This documentation focuses primarily on best practices that support protecting your software across processes and systems in your software supply chain. It also includes information about how to implement some of the practices on Google Cloud.
- Safeguarding source integrity
- Safeguarding build integrity
- Managing dependencies
- Safeguarding deployments
There are additional considerations for protecting your software that span the software lifecycle or are foundational development practices that support software supply chain security. For example:
- Controlling physical and remote access to systems.
- Implementing audit, monitoring, and feedback mechanisms so that you are able to quickly identify and respond to threats and non-compliance with policy.

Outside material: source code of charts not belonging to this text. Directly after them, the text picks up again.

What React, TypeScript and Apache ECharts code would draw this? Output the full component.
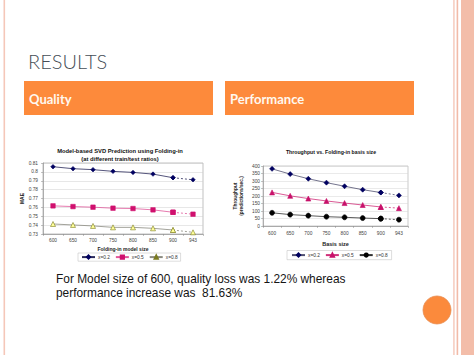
import React, { useEffect, useRef } from "react";
import * as echarts from "echarts";

const categories = ["600", "650", "700", "750", "800", "850", "900", "943"];
const legendNames = ["x=0.2", "x=0.5", "x=0.8"];
const maeX02 = [0.8058, 0.8036, 0.8025, 0.8006, 0.7994, 0.7975, 0.7934, 0.7911];
const maeX05 = [0.7617, 0.7609, 0.7602, 0.7591, 0.7587, 0.7572, 0.7545, 0.7523];
const maeX08 = [0.7413, 0.7402, 0.7391, 0.7375, 0.7375, 0.7364, 0.7345, 0.7319];
const thrX02 = [381, 346, 315, 289, 265, 242, 223, 204];
const thrX05 = [224, 201, 183, 167, 153, 140, 127, 119];
const thrX08 = [88, 76, 69, 62, 58, 53, 49, 42];

const solid = (v: number[]) => v.map((x, i) => (i < v.length - 1 ? x : null));
const dashed = (v: number[]) => v.map((x, i) => (i >= v.length - 2 ? x : null));

type Sty = { line: string; fill: string; stroke: string; symbol: string; size: number };

function pair(prefix: string, name: string, values: number[], idx: number, s: Sty) {
  const common = {
    type: "line",
    xAxisIndex: idx,
    yAxisIndex: idx,
    symbol: s.symbol,
    symbolSize: s.size,
    itemStyle: { color: s.fill, borderColor: s.stroke, borderWidth: 0.6 },
    emphasis: { disabled: true },
  };
  return [
    { ...common, name: prefix + name, data: solid(values), lineStyle: { color: s.line, width: 0.8 } },
    { ...common, name: prefix + name + " ext", data: dashed(values), lineStyle: { color: s.line, width: 0.8, type: [2, 2] } },
  ];
}

const FONT = "Liberation Sans";

export default function App() {
  const ref = useRef<HTMLDivElement>(null);
  useEffect(() => {
    if (!ref.current) return;
    const chart = echarts.init(ref.current, undefined, { renderer: "svg" });
    const qS: Sty[] = [
      { line: "#2a2a5a", fill: "#000060", stroke: "#000060", symbol: "diamond", size: 4.5 },
      { line: "#e0589a", fill: "#d0106e", stroke: "#d0106e", symbol: "rect", size: 4.5 },
      { line: "#8a8a80", fill: "#ffff99", stroke: "#7a7a20", symbol: "triangle", size: 5 },
    ];
    const pS: Sty[] = [
      { line: "#505070", fill: "#000060", stroke: "#000060", symbol: "diamond", size: 5 },
      { line: "#d0307a", fill: "#c8106a", stroke: "#c8106a", symbol: "triangle", size: 5 },
      { line: "#303030", fill: "#000000", stroke: "#000000", symbol: "circle", size: 5 },
    ];
    const qVals = [maeX02, maeX05, maeX08];
    const pVals = [thrX02, thrX05, thrX08];
    const series: any[] = [];
    legendNames.forEach((n, i) => series.push(...pair("q:", n, qVals[i], 0, qS[i])));
    legendNames.forEach((n, i) => series.push(...pair("p:", n, pVals[i], 1, pS[i])));

    const axisLbl = { fontSize: 4.8, color: "#444", fontFamily: FONT };
    const baseX = (idx: number, name: string, gap: number, margin: number) => ({
      type: "category",
      gridIndex: idx,
      data: categories,
      boundaryGap: true,
      name,
      nameLocation: "middle",
      nameGap: gap,
      nameTextStyle: { fontSize: 5, fontWeight: "bold", color: "#222", fontFamily: FONT },
      axisLine: { lineStyle: { color: "#888", width: 0.6 } },
      axisTick: { show: true, length: 2, lineStyle: { color: "#888", width: 0.5 } },
      axisLabel: { ...axisLbl, margin },
      splitLine: { show: false },
    });
    const legendBase = {
      formatter: (n: string) => n.slice(2),
      itemWidth: 13,
      itemHeight: 4,
      itemGap: 5,
      padding: [1.5, 3],
      borderColor: "#bbb",
      borderWidth: 0.5,
      selectedMode: false,
      textStyle: { fontSize: 4.8, color: "#333", fontFamily: FONT, padding: [0, 0, 0, -2] },
    };

    chart.setOption({
      animation: false,
      backgroundColor: "#ffffff",
      grid: [
        { left: 43, top: 163, width: 160, height: 71, show: true, borderColor: "#999", borderWidth: 0.6 },
        { left: 263, top: 166, width: 145, height: 60, show: true, borderColor: "#aaa", borderWidth: 0.6 },
      ],
      xAxis: [baseX(0, "Folding-in model size", 12, 4), { ...baseX(1, "Basis size", 15, 4.5), nameTextStyle: { fontSize: 5.5, fontWeight: "bold", color: "#222", fontFamily: FONT } }],
      yAxis: [
        {
          type: "value",
          gridIndex: 0,
          min: 0.73,
          max: 0.81,
          interval: 0.01,
          name: "MAE",
          nameLocation: "middle",
          nameGap: 18,
          nameRotate: 90,
          nameTextStyle: { fontSize: 5, fontWeight: "bold", color: "#222", fontFamily: FONT },
          axisLine: { show: true, lineStyle: { color: "#888", width: 0.6 } },
          axisTick: { show: true, length: 2, lineStyle: { color: "#888", width: 0.5 } },
          axisLabel: { ...axisLbl, margin: 5, formatter: (v: number) => String(Number(v.toFixed(2))) },
          splitLine: { lineStyle: { color: "#cfcfcf", width: 0.5 } },
        },
        {
          type: "value",
          gridIndex: 1,
          min: 0,
          max: 400,
          interval: 50,
          name: "Throughput\n(predictions/sec.)",
          nameLocation: "middle",
          nameGap: 19,
          nameRotate: 90,
          nameTextStyle: { fontSize: 4.8, fontWeight: "bold", color: "#222", fontFamily: FONT, lineHeight: 5.5 },
          axisLine: { show: true, lineStyle: { color: "#888", width: 0.6 } },
          axisTick: { show: true, length: 2, lineStyle: { color: "#888", width: 0.5 } },
          axisLabel: { ...axisLbl, margin: 3 },
          splitLine: { lineStyle: { color: "#d4d4d4", width: 0.5 } },
        },
      ],
      legend: [
        { ...legendBase, data: legendNames.map((n) => "q:" + n), left: 78, top: 253 },
        { ...legendBase, data: legendNames.map((n) => "p:" + n), left: 287, top: 250.5, padding: [2, 4] },
      ],
      series,
      graphic: [
        { type: "rect", shape: { x: 3.5, y: 0, width: 1.6, height: 355 }, style: { fill: "#f5c7b9" }, silent: true },
        { type: "rect", shape: { x: 453, y: 0, width: 1.8, height: 355 }, style: { fill: "#f7d3c8" }, silent: true },
        { type: "rect", shape: { x: 456.6, y: 0, width: 1.6, height: 355 }, style: { fill: "#f2bba8" }, silent: true },
        { type: "rect", shape: { x: 461, y: 0, width: 13, height: 355 }, style: { fill: "#f3bda9" }, silent: true },
        { type: "text", style: { text: "RESULTS", x: 28, y: 61, verticalAlign: "middle", fontSize: 20, fontWeight: 300, fontFamily: "Lato", fill: "#454d56" } },
        { type: "rect", shape: { x: 24, y: 81, width: 189, height: 34 }, style: { fill: "#fd8a3b" } },
        { type: "rect", shape: { x: 225, y: 81, width: 189, height: 34 }, style: { fill: "#fd8a3b" } },
        { type: "text", style: { text: "Quality", x: 29, y: 99, verticalAlign: "middle", fontSize: 13, fontWeight: "bold", fontFamily: "Lato", fill: "#fff8ef" } },
        { type: "text", style: { text: "Performance", x: 230, y: 99, verticalAlign: "middle", fontSize: 13, fontWeight: "bold", fontFamily: "Lato", fill: "#fff8ef" } },
        { type: "text", style: { text: "Model-based SVD Prediction using Folding-in", x: 120, y: 150.5, align: "center", verticalAlign: "middle", fontSize: 5.8, fontWeight: "bold", fontFamily: FONT, fill: "#111" } },
        { type: "text", style: { text: "(at different train/test ratios)", x: 120, y: 158.5, align: "center", verticalAlign: "middle", fontSize: 5.8, fontWeight: "bold", fontFamily: FONT, fill: "#111" } },
        { type: "text", style: { text: "Throughput vs. Folding-in basis size", x: 331, y: 152, align: "center", verticalAlign: "middle", fontSize: 5.2, fontWeight: "bold", fontFamily: FONT, fill: "#111" } },
        { type: "text", style: { text: "For Model size of 600, quality loss was 1.22% whereas", x: 56, y: 279, verticalAlign: "middle", fontSize: 11.9, fontFamily: FONT, fill: "#151515" } },
        { type: "text", style: { text: "performance increase was  81.63%", x: 56, y: 292.5, verticalAlign: "middle", fontSize: 11.9, fontFamily: FONT, fill: "#151515" } },
        { type: "circle", shape: { cx: 437, cy: 310, r: 14 }, style: { fill: "#fb8a3c", stroke: "#e88a4c", lineWidth: 0.8 } },
      ],
    });
    return () => chart.dispose();
  }, []);
  return <div ref={ref} style={{ position: "absolute", left: 0, top: 0, width: 474, height: 355, background: "#fff" }} />;
}
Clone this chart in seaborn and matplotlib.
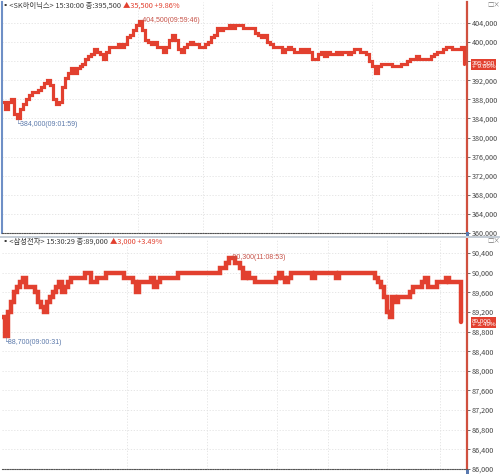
import numpy as np
import pandas as pd
import matplotlib
matplotlib.use("Agg")
import matplotlib.pyplot as plt
import seaborn as sns
from matplotlib.patches import Rectangle
from matplotlib.ticker import FuncFormatter

# ---------------- data ----------------
top_name = "SK하이닉스"
top_time = "15:30:00"
top_change = 35500
top_pct = "9.86%"
top_high_time = "09:59:46"
top_low_time = "09:01:59"
top_prices = [
    387500, 386000, 387500, 388000, 385000, 384000, 386000, 387000, 388000, 389000,
    389500, 389500, 390000, 390500, 391500, 392000, 391000, 388000, 387000, 387500,
    390500, 392500, 393500, 394500, 393500, 394500, 395000, 395500, 396500, 397000,
    397500, 398500, 398000, 397500, 396500, 398000, 399000, 399000, 399000, 399500,
    399000, 399500, 401000, 401500, 402500, 403500, 404500, 402500, 400500, 400000,
    399500, 400000, 399000, 399000, 398000, 399000, 400500, 401500, 400500, 398500,
    398000, 399000, 399500, 400000, 399500, 399500, 399000, 399000, 399500, 400000,
    401000, 401500, 403000, 402500, 403000, 403000, 403500, 403000, 403500, 403500,
    403500, 403000, 403000, 403000, 403000, 402000, 401500, 401000, 401500, 400000,
    399500, 399000, 399000, 399000, 398000, 398500, 399000, 398500, 398000, 398000,
    398500, 398000, 398500, 398000, 396500, 396500, 397500, 398000, 397000, 398000,
    397500, 397500, 398000, 397500, 398000, 398000, 397500, 398000, 398500, 398500,
    398000, 398000, 397500, 396000, 395000, 393500, 395000, 395500, 395500, 395500,
    395500, 395000, 395000, 395000, 395500, 395500, 396000, 396500, 396500, 397000,
    396500, 396500, 396500, 396500, 397000, 397500, 398000, 398000, 398500, 399000,
    399000, 398500, 398500, 398500, 399000, 395500,
]
top_yticks = list(range(360000, 404001, 4000))
top_vgrid = [45.6, 67.4, 90.6, 106.0, 124.2, 146.3]

bot_name = "삼성전자"
bot_time = "15:30:29"
bot_change = 3000
bot_pct = "3.49%"
bot_high_time = "11:08:53"
bot_low_time = "09:00:31"
bot_prices = [
    89100, 88700, 89200, 89400, 89600, 89700, 89800, 89900, 89700, 89700,
    89700, 89600, 89400, 89300, 89200, 89400, 89500, 89600, 89700, 89800,
    89600, 89700, 89800, 89900, 89900, 89900, 89900, 89900, 90000, 90000,
    89800, 89800, 89900, 89900, 89900, 90000, 90000, 90000, 90000, 90000,
    90000, 89900, 89900, 89900, 89800, 89600, 89800, 89800, 89800, 89800,
    89900, 89700, 89800, 89900, 89900, 89900, 89900, 89900, 89900, 90000,
    90000, 90000, 90000, 90000, 90000, 90000, 90000, 90000, 90000, 90000,
    90000, 90000, 90000, 90100, 90100, 90200, 90300, 90300, 90200, 90200,
    90100, 89900, 90000, 89900, 89900, 89800, 89800, 89800, 89800, 89800,
    89800, 89800, 89900, 90000, 89900, 89800, 89900, 90000, 90000, 90000,
    90000, 90000, 90000, 90000, 89900, 90000, 90000, 90000, 90000, 90000,
    90000, 90000, 89900, 90000, 90000, 90000, 90000, 90000, 90000, 90000,
    90000, 90000, 90000, 90000, 90000, 89900, 89800, 89700, 89500, 89200,
    89100, 89500, 89400, 89500, 89500, 89500, 89500, 89600, 89700, 89700,
    89700, 89800, 89900, 89700, 89700, 89700, 89800, 89800, 89800, 89900,
    89800, 89800, 89800, 89800, 89000,
]
bot_yticks = list(range(86000, 90401, 400))
bot_vgrid = [42.0, 68.8, 92.3, 109.4, 129.2, 147.0]

# ---------------- style ----------------
RED = "#e2402f"
AX_RED = "#d0503f"
HI_COL = "#c65248"
LO_COL = "#5a78aa"
TXT = "#3a3a3a"
GRID = "#e2e2e2"

sns.set_theme(style="white")
plt.rcParams["font.family"] = ["Noto Sans CJK KR", "DejaVu Sans"]

W, H = 500, 474
fig = plt.figure(figsize=(W / 100, H / 100), dpi=100)
fig.patch.set_facecolor("white")


def px_axes(l, t, r, b):
    return fig.add_axes([l / W, 1 - b / H, (r - l) / W, (b - t) / H])


ax1 = px_axes(2, 2, 467, 233)
ax2 = px_axes(2, 239, 467, 469)


def draw_panel(ax, prices, yticks, ylim, vgrid, lw, name, tm, change, pct,
               hi_time, lo_time, left_blue, head_y_px):
    last = prices[-1]
    step = yticks[1] - yticks[0]

    def fmt_fn(v, p):
        # the last-price box covers a label lying right under it
        if abs(v - last) < 0.3 * step:
            return ""
        return f"{int(round(v)):,}"

    df = pd.DataFrame({"i": np.arange(len(prices)), "price": prices})
    sns.lineplot(data=df, x="i", y="price", ax=ax, color=RED, lw=lw,
                 drawstyle="steps-post", estimator=None, sort=False,
                 solid_joinstyle="miter")
    ax.set_xlim(0, 156)
    ax.set_ylim(*ylim)
    ax.set_xlabel("")
    ax.set_ylabel("")
    ax.set_yticks(yticks)
    ax.yaxis.set_major_formatter(FuncFormatter(fmt_fn))
    ax.yaxis.tick_right()
    ax.tick_params(axis="y", which="major", right=True, length=2, width=0.6,
                   color="#555555", labelsize=5.2, labelcolor="#444444", pad=1.5)
    ax.set_xticks(vgrid)
    ax.tick_params(axis="x", bottom=False, labelbottom=False)
    ax.grid(True, axis="both", color=GRID, lw=0.6, ls=(0, (1.5, 2)))
    ax.spines["top"].set_visible(False)
    ax.spines["right"].set_color(AX_RED)
    ax.spines["right"].set_linewidth(1.6)
    ax.spines["bottom"].set_color("#555555")
    ax.spines["bottom"].set_linestyle((0, (1, 1.2)))
    ax.spines["bottom"].set_linewidth(0.8)
    if left_blue:
        ax.spines["left"].set_color("#6e8fc6")
        ax.spines["left"].set_linewidth(1.5)
    else:
        ax.spines["left"].set_visible(False)

    # header
    t1 = fig.text(2 / W, 1 - head_y_px / H,
                  f"\u25aa<{name}> {tm} 종:{last:,} ",
                  fontsize=5.3, color=TXT, ha="left", va="center")
    ax.annotate(f"▲{change:,} +{pct}", xy=(1, 0.5), xycoords=t1,
                ha="left", va="center", fontsize=5.3, color=RED)
    fig.text(487 / W, 1 - (head_y_px - 1) / H, "□×", fontsize=4.6,
             color="#777777", ha="left", va="center")

    # high / low annotations
    imax = int(np.argmax(prices))
    imin = int(np.argmin(prices))
    ax.annotate(f"-{prices[imax]:,}({hi_time})", xy=(imax, prices[imax]),
                xytext=(2, 0), textcoords="offset pixels", ha="left",
                va="center", fontsize=5.0, color=HI_COL,
                family=["Liberation Sans", "DejaVu Sans"])
    ax.annotate(f"└{prices[imin]:,}({lo_time})", xy=(imin, prices[imin]),
                xytext=(-1, -1), textcoords="offset pixels", ha="left",
                va="top", fontsize=5.0, color=LO_COL,
                family=["Liberation Sans", "DejaVu Sans"])

    # last-price box
    ax.annotate(f"{last:,}\n+ {pct}", xy=(1, last),
                xycoords=("axes fraction", "data"), xytext=(5, -1),
                textcoords="offset pixels", ha="left", va="center",
                fontsize=4.6, color="white", linespacing=0.85,
                family=["Liberation Sans", "DejaVu Sans"],
                bbox=dict(boxstyle="square,pad=0.12", fc=RED, ec="none"),
                annotation_clip=False, zorder=10)


draw_panel(ax1, top_prices, top_yticks, (360000, 408400), top_vgrid, 2.3,
           top_name, top_time, top_change, top_pct, top_high_time, top_low_time,
           True, 6)
draw_panel(ax2, bot_prices, bot_yticks, (86000, 90685), bot_vgrid, 3.2,
           bot_name, bot_time, bot_change, bot_pct, bot_high_time, bot_low_time,
           False, 242)

# panel separator and small axis-end markers
fig.add_artist(Rectangle((0, 1 - 238 / H), 1, 2 / H, transform=fig.transFigure,
                         fc="#c5cdd6", ec="none"))
for ybot in (236, 474):
    fig.add_artist(Rectangle((466 / W, 1 - ybot / H), 3 / W, 4 / H,
                             transform=fig.transFigure, fc="#5a7ab0", ec="none"))

fig.savefig("out.png", dpi=100)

- Foundational coding practices including design, input validation, output to untrusted systems, data processing, code analysis, and cryptography.
- Foundational DevOps practices beyond ones mentioned in this documentation, including technical approaches, team process, and organizational culture.
Adherence to software licenses terms, including open source licenses for direct and transitive dependencies.
Some open source licenses have restrictive license terms that are problematic for commercial software. In particular, some licenses require you to release your source code under the same license as the open source software that you are reusing. If you want to keep your source code private, it's important to know the licenses terms of open source software you use.
Increasing awareness about cybersecurity by providing training to employees. According the State of Cybersecurity 2021, Part 2, a survey of information security professionals, social engineering was the most frequent type of attack. Survey respondants also reported that cybersecurity training and awareness programs had some positive impact (46%) or strong positive impact (32%) on employee awareness.
Use the resources in the following sections to learn more about these topics.
Security on Google Cloud
Learn about setting up organization structure, authentication and authorization, resource hierarchy, networking, logging, detective controls, and more in the Google Cloud security foundation guide, one of the guides in the Google Cloud security best practices center.
You can view centralized information about vulnerabilities and possible risks using these Google Cloud services:
- View information about vulnerabilities and threats across your Google Cloud organization with Security Command Center.
- Get information about your service usage with Recommender, including recommendations that can help you to reduce risk. For example, you can identify IAM principals with excess permissions or unattended Google Cloud projects.
To learn more about security on Google Cloud, see the Security section of the Google Cloud web site.
DevOps and software development practices
See the DevOps capabilities documentation to learn more about DevOps practices that contribute to faster software delivery and more reliable and secure software.
There are also foundational practices for designing, developing, and testing code that apply to all programming languages. You also need to evaluate how you distribute software and the terms of software licenses in all of your dependencies. The Linux Foundation offers free online training on these topics:
- Developing Secure Software: Foundational software development practices in the context of software supply chain security. The course focuses on best practices for designing, developing, and testing code, but also covers topics such as handling vulnerability disclosures, assurance cases, and considerations for software distribution and deployment. The Open Source Security Foundation (OpenSSF) created the training.
- Open Source Licensing Basics for Developers Learn about licenses and copyright for open source projects.
- Introduction to Open Source License Compliance Management Learn about building an open source compliance program for your organization.
Developing your policies
As you incrementally implement best practices, document the policies for your organization and incorporate validation of policies into your development, build, and deployment processes. For example, your company policies might include criteria for deployment that you implement with Binary Authorization.
- Minimum Viable Secure Product, a security checklist of controls to establish a baseline security posture for a product. You can use the checklist to establish your minimum security control requirements and to evaluate software by third-party vendors.
- NIST Security and Privacy Controls for Information Systems and Organizations publication (SP 800-53).